キッチンで遊ぶ娘にピシッと注意する光景、仲睦まじく食卓を囲む光景は、本当の親子のよう。紘海(北川景子)と美海(前田花)をみていると、親子とは、決して血縁だけでなく、積み重ねた時間によるものだと思えてくる。
しかし、紘海は被害者家族であり、誘拐の加害者であり…。そして美海は加害者の娘であり、誘拐の被害者であることが、2人の関係を複雑化させる。それでも、ひだまりのようなあの親子関係が本物だったらなあ、なんて。そう思わせてしまう儚さが、この物語にはあるのだ。
『あなたを奪ったその日から』第3話では、紘海が萌子、あらため美海を連れ去って3年の時が過ぎていた。美海は不思議なことに3歳までの記憶がなく、元の家のことも、旭(大森南朋)のこともまったく覚えていない。ふとしたことで過ちや恨みが蘇ることはあっても、紘海は美海と穏やかな毎日を過ごしていた。

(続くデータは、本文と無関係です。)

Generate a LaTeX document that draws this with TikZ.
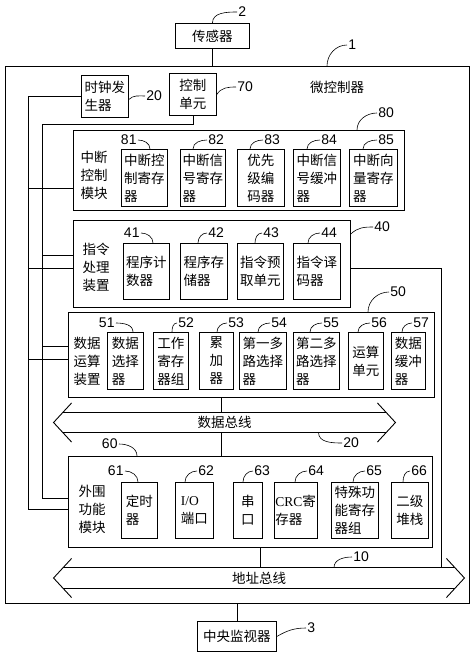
\documentclass[tikz,border=0pt]{standalone}
\usepackage{fontspec}
\setmainfont{Liberation Sans}
\newfontfamily\cjk{Noto Sans CJK SC}
\newfontfamily\latinserif{Liberation Serif}
\usetikzlibrary{%
    calc,
    positioning
}
\tikzset{
    modbox/.style   = {draw, anchor=north west, inner sep=0pt},
    unitbox/.style  = {draw, anchor=north west, inner sep=1pt, align=left,
                       font=\cjk\fontsize{13.5}{18}\selectfont},
    cntext/.style   = {inner sep=0pt, align=left, font=\cjk\fontsize{13.5}{18}\selectfont},
    numlabel/.style = {inner sep=1pt, font=\fontsize{14}{14}\selectfont},
    leader/.style   = {line width=.6pt},
    busbody/.style  = {inner sep=0pt, minimum height=19pt, font=\cjk\fontsize{13.5}{18}\selectfont}
}

\begin{document}
\begin{tikzpicture}[x=1pt, y=-1pt, line width=.9pt]
    \useasboundingbox (0,0) rectangle (474,656);

    \node[unitbox, minimum width=74pt, minimum height=25pt] (sensor) at (175,23) {传感器};
    \node[modbox, minimum width=464pt, minimum height=537pt] (mcu) at (5,66) {};
    \node[cntext] (mcutext) at (337,87) {微控制器};
    \node[unitbox, minimum width=47pt, minimum height=42pt] (clk) at (81,75) {时钟发\\生器};
    \node[unitbox, minimum width=47pt, minimum height=42pt] (ctrl) at (169,73) {控制\\单元};
    \node[unitbox, minimum width=79pt, minimum height=30pt] (monitor) at (197,621) {中央监视器};

    \node[modbox, minimum width=331pt, minimum height=80pt] (m80) at (73,130) {};
    \node[modbox, minimum width=277pt, minimum height=87pt] (m40) at (73,220) {};
    \node[modbox, minimum width=366pt, minimum height=85pt] (m50) at (68,312) {};
    \node[modbox, minimum width=364pt, minimum height=91pt] (m60) at (68,456) {};
    \node[cntext] (t80) at (94,175) {中断\\控制\\模块};
    \node[cntext] (t40) at (96,267) {指令\\处理\\装置};
    \node[cntext] (t50) at (87,361) {数据\\运算\\装置};
    \node[cntext] (t60) at (92,509) {外围\\功能\\模块};

    \foreach \Name/\X/\W/\Text in {%
        81/121/46/{中断控\\制寄存\\器},
        82/180/45/{中断信\\号寄存\\器},
        83/237/47/{优先\\级编\\码器},
        84/293/47/{中断信\\号缓冲\\器},
        85/349/48/{中断向\\量寄存\\器}%
    }
        \node[unitbox, minimum width=\W pt, minimum height=57pt] (u\Name) at (\X,149) {\Text};
    \foreach \Name/\X/\W/\Text in {%
        41/123/46/{程序计\\数器},
        42/180/47/{程序存\\储器},
        43/237/46/{指令预\\取单元},
        44/293/47/{指令译\\码器}%
    }
        \node[unitbox, minimum width=\W pt, minimum height=56pt] (u\Name) at (\X,243) {\Text};
    \foreach \Name/\X/\W/\Text in {%
        51/107/36/{数据\\选择\\器},
        52/153/35/{工作\\寄存\\器组},
        53/199/34/{累\\加\\器},
        54/239/47/{第一多\\路选择\\器},
        55/293/46/{第二多\\路选择\\器},
        56/348/35/{运算\\单元},
        57/391/34/{数据\\缓冲\\器}%
    }
        \node[unitbox, minimum width=\W pt, minimum height=57pt] (u\Name) at (\X,332) {\Text};
    \foreach \Name/\X/\W/\Text in {%
        61/121/36/{定时\\器},
        62/175/38/{{\latinserif I/O}\\端口},
        63/233/29/{串\\口},
        64/274/39/{{\latinserif CRC}寄\\存器},
        65/331/47/{特殊功\\能寄存\\器组},
        66/391/37/{二级\\堆栈}%
    }
        \node[unitbox, minimum width=\W pt, minimum height=56pt] (u\Name) at (\X,482) {\Text};

    \node[busbody, minimum width=323pt] (dbus) at (224.5,422.5) {数据总线};
    \node[busbody, minimum width=392pt, minimum height=20pt] (abus) at (259,578) {地址总线};
    \foreach \Bus in {dbus, abus}
    {
        \draw (\Bus.north west) -- (\Bus.north east)
              (\Bus.south west) -- (\Bus.south east);
        \draw ([shift={(9pt,19.5pt)}]\Bus.west) -- ([xshift=-9pt]\Bus.west) -- ([shift={(9pt,-19.5pt)}]\Bus.west)
              ([shift={(-9pt,19.5pt)}]\Bus.east) -- ([xshift=9pt]\Bus.east) -- ([shift={(-9pt,-19.5pt)}]\Bus.east);
    }

    \draw (sensor.south) -- (sensor.south |- mcu.north);
    \draw (monitor.north) -- (monitor.north |- mcu.south);

    \coordinate (clkend) at (28,509);
    \draw (clk.west) -| (clkend) -- (clkend -| m60.west);
    \foreach \Module/\Shift in {80/-18, 40/-4.5, 50/-4.5}
        \draw ([yshift=\Shift pt]m\Module.west) -| (clkend);

    \coordinate (ctrlturn) at (42,124);
    \draw (ctrl.south) |- (ctrlturn) |- ([yshift=4pt]m60.west);
    \foreach \Module in {40,50}
        \draw ([yshift=8.5pt]m\Module.west) -| (ctrlturn);

    \coordinate (irline) at (441,0);
    \draw ([yshift=-4.5pt]m40.east) -| (irline |- abus.north);
    \coordinate (dtap) at (221,0);
    \draw (dtap |- m50.south) -- (dtap |- dbus.north);
    \draw (dtap |- dbus.south) -- (dtap |- m60.north);
    \coordinate (atap) at (260,0);
    \draw (atap |- m60.south) -- (atap |- abus.north);

    \node[numlabel, anchor=west] (n2) at (237,12) {2};
    \draw[leader] (sensor.north) to[out=90, in=180] (n2.west);
    \node[numlabel, anchor=west] (n1) at (347,45) {1};
    \draw[leader] ([xshift=322pt]mcu.north west) to[out=90, in=180] (n1.west);
    \node[numlabel, anchor=west] (n20a) at (145,96) {20};
    \draw[leader] ([yshift=-3pt]clk.east) to[out=45, in=180] (n20a.west);
    \node[numlabel, anchor=west] (n70) at (236,87) {70};
    \draw[leader] (ctrl.east) to[out=60, in=180] (n70.west);
    \node[numlabel, anchor=west] (n80) at (377,113) {80};
    \draw[leader] ([xshift=284pt]m80.north west) to[out=90, in=180] (n80.west);
    \node[numlabel, anchor=west] (n40) at (373,227) {40};
    \draw[leader] ([yshift=-14pt]m40.north east) to[out=45, in=180] (n40.west);
    \node[numlabel, anchor=west] (n50) at (389,292) {50};
    \draw[leader] ([xshift=300pt]m50.north west) to[out=90, in=180] (n50.west);
    \node[numlabel, anchor=east] (n60) at (119,444) {60};
    \draw[leader] (n60.east) to[out=0, in=90] ([xshift=69pt]m60.north west);
    \node[numlabel, anchor=west] (n20b) at (342,443) {20};
    \draw[leader] ([xshift=94pt]dbus.south) to[out=-90, in=180] (n20b.west);
    \node[numlabel, anchor=west] (n10) at (352,557) {10};
    \draw[leader] ([xshift=75pt]abus.north) to[out=90, in=180] (n10.west);
    \node[numlabel, anchor=west] (n3) at (306,628) {3};
    \draw[leader] (monitor.east) to[out=30, in=180] (n3.west);

    \foreach \Name/\Start/\Left/\Up in {%
        82/13/27/9, 83/13/26/9, 84/14/27/9, 85/14/28/9,
        42/18/27/10, 43/18/25/10, 44/15/27/10,
        52/19/24/9, 53/18/28/9, 54/19/31/9, 55/17/29/9, 56/10/22/9, 57/11/21/9,
        62/10/22/11, 63/10/20/11, 64/21/33/11, 65/22/34/11, 66/12/19/11%
    }
    {
        \node[numlabel, anchor=west] (n\Name) at ([shift={(\Left pt,\Up pt)}]u\Name.north west) {\Name};
        \draw[leader] ([xshift=\Start pt]u\Name.north west) to[out=90, in=180] (n\Name.west);
    }
    \foreach \Name/\Right/\End/\Up in {81/17/29/9, 41/18/30/10, 51/9/26/9, 61/4/17/11}
    {
        \node[numlabel, anchor=east] (n\Name) at ([shift={(\Right pt,\Up pt)}]u\Name.north west) {\Name};
        \draw[leader] (n\Name.east) to[out=0, in=90] ([xshift=\End pt]u\Name.north west);
    }
\end{tikzpicture}
\end{document}
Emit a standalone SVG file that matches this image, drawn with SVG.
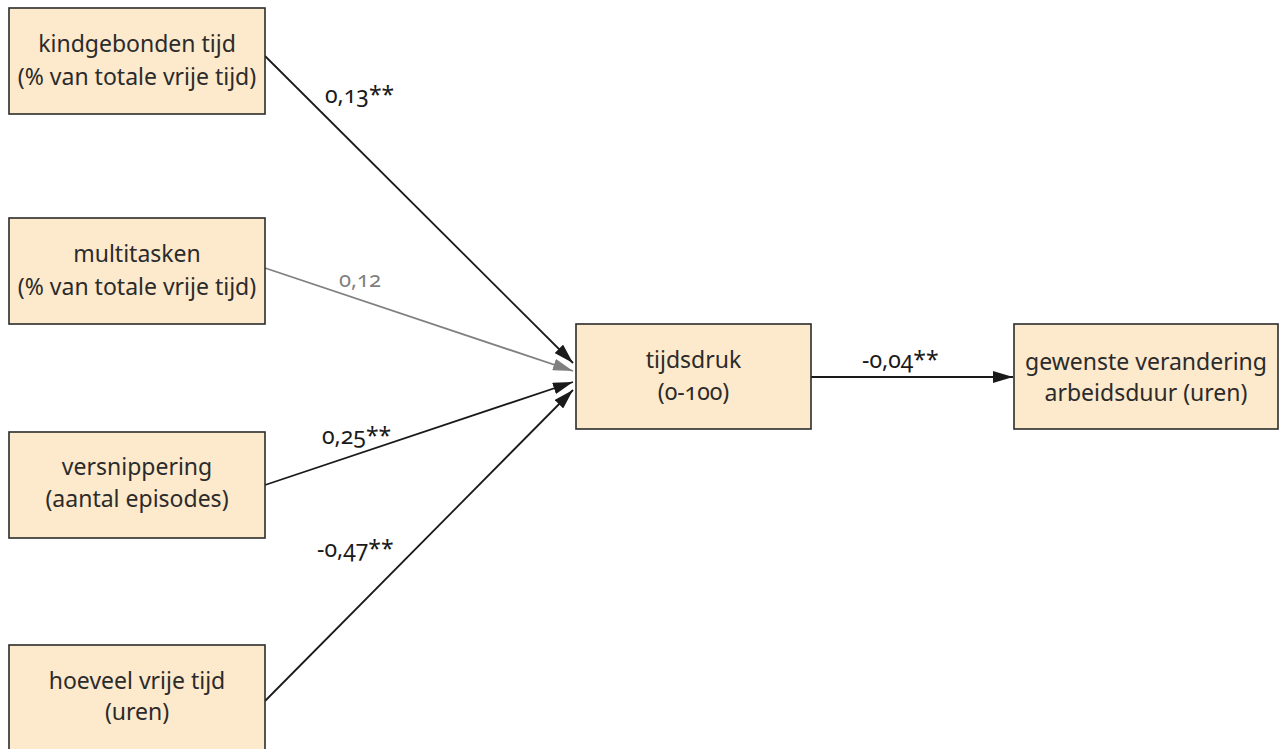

美海が6歳になると、現実的な問題がみえてくる。小学校は問題ないが、中学、高校と進むならば戸籍が必要になる。美海は鉄道が大好きで、車掌になるためにたくさん勉強するとまぶしく語っていた。美海の過去も生活も奪ってしまった紘海が、今度は未来までも奪いかねないという現実が残酷だ。